While the deaths have officially been recorded as natural, the circumstances strongly suggest a deadly pattern linked to the ongoing heatwave.

Officials say confirmation of heatstroke deaths can only be made after a formal medical audit. Dr. Deepak Selokar, Medical Officer of the Nagpur Municipal Corporation (NMC), stated that after the post-mortem process, each death is reviewed by a death audit committee headed by the Civil Surgeon, which then determines whether heatstroke was the actual cause.

While this bureaucratic process continues, the harsh reality is already visible: people are collapsing and dying on the streets during an extreme heatwave.

The civic administration claims that several preventive measures are in place. The NMC says it has:

• Kept public parks open throughout the day,

• Installed drinking water facilities at various locations,

• Opened shelters for the homeless at seven places,

• Established cooling centres at municipal hospitals, Mayo, and GMCH.

On paper, the measures appear adequate.

But the deaths of 13 unidentified individuals in just 10 days suggest that the benefits of these arrangements may not be reaching the people most at risk.

The homeless, migrant labourers, and unidentified persons living in the open often remain outside the safety net of official systems, with little access to water, shelter, or emergency medical aid. For them, the city’s preparations may exist only in files, not on the ground.

The deaths of unnamed men on city roads may never attract the attention given to other civic failures, but the pattern is impossible to ignore.
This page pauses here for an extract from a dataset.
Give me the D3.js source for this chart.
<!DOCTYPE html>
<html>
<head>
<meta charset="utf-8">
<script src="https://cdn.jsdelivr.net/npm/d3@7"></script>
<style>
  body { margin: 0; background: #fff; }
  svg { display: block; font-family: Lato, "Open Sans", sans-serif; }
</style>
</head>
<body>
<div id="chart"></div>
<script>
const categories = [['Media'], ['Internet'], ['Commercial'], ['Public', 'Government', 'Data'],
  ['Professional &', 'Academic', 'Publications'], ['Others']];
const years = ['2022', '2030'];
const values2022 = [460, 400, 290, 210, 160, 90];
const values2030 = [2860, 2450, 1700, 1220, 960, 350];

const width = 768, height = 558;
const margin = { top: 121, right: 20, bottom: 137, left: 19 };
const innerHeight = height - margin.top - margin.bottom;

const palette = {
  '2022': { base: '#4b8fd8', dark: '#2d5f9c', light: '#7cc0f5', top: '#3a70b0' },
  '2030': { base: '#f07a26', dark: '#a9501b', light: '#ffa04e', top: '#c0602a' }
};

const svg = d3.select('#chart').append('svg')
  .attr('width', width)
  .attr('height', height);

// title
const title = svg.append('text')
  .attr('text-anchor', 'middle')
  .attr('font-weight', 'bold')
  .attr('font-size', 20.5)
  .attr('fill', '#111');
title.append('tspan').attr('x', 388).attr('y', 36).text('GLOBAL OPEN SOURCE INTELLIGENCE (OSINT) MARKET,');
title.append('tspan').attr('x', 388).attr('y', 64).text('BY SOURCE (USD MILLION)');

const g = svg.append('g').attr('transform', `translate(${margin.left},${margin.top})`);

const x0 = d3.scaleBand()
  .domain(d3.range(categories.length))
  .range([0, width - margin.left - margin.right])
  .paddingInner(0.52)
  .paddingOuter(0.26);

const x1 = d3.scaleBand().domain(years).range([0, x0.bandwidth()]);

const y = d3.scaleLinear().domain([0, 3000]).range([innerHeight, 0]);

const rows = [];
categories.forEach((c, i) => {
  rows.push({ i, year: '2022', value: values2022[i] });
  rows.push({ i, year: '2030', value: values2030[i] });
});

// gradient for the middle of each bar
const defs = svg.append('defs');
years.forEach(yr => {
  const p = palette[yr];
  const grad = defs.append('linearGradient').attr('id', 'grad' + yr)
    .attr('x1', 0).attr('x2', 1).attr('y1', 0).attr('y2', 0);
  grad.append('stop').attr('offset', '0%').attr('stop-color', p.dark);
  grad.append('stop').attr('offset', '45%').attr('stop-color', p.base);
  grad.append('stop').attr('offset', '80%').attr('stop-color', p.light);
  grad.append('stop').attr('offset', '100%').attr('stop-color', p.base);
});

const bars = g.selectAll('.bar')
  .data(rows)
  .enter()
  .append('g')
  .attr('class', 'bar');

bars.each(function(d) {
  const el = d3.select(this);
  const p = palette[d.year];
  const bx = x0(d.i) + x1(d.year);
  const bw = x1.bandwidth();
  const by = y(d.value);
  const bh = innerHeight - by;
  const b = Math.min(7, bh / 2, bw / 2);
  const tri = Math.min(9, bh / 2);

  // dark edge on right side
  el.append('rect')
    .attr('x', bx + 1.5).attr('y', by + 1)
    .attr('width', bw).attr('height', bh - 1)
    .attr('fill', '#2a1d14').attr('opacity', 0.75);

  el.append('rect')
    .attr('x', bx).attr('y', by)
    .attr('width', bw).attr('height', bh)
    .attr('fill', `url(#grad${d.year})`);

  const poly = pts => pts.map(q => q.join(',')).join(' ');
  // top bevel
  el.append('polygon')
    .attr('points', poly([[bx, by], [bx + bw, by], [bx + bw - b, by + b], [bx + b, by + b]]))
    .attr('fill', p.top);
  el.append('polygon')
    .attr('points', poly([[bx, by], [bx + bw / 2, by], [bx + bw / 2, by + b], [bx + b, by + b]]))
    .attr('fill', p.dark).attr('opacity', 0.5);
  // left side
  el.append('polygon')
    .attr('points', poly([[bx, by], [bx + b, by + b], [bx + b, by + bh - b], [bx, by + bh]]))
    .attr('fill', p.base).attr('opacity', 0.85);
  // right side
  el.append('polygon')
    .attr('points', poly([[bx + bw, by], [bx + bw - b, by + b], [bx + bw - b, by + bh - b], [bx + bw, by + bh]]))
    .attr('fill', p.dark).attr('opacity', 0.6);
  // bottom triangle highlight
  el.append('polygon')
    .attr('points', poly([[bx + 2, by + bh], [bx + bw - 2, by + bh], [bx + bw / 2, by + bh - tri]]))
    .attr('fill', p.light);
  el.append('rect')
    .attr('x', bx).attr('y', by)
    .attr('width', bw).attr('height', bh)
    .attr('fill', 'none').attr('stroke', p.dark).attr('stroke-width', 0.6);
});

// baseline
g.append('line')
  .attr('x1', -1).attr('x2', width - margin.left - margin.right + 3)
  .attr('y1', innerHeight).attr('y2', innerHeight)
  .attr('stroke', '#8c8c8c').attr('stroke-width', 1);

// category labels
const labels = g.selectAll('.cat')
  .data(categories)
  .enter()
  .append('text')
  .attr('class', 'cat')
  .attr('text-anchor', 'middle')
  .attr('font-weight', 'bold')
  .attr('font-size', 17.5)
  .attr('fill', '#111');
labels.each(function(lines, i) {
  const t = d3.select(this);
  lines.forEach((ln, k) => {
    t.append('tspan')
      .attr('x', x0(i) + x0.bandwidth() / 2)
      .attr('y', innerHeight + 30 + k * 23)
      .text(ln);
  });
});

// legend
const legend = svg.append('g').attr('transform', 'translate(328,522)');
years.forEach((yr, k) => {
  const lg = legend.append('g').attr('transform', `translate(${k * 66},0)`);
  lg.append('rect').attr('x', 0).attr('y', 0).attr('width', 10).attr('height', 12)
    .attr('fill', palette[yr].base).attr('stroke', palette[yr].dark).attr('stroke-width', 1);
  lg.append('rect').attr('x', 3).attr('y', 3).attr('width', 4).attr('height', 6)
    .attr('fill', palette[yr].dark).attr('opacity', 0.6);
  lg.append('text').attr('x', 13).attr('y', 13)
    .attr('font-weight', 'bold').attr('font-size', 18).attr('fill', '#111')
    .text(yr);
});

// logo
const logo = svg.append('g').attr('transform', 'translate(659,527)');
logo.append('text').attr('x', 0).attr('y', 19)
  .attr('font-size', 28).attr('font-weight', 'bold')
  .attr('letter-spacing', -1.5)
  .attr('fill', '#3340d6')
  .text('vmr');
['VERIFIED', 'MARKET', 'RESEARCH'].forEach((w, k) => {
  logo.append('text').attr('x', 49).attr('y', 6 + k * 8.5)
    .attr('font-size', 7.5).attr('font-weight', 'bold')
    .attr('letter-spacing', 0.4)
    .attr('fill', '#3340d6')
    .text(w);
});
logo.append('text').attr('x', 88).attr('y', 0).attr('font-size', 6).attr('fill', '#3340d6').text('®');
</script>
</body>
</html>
As temperatures continue to break records, Nagpur may be witnessing a silent humanitarian crisis, where extreme heat is quietly claiming lives at the margins.

The real question is no longer whether the city is hot enough to kill.

The question is whether the deaths of the poor and homeless are being dismissed as “natural” simply because no one is left to ask what really happened.

Until the audits are complete, the official cause of death may remain uncertain, but the deadly impact of Nagpur’s heatwave is already visible on its streets.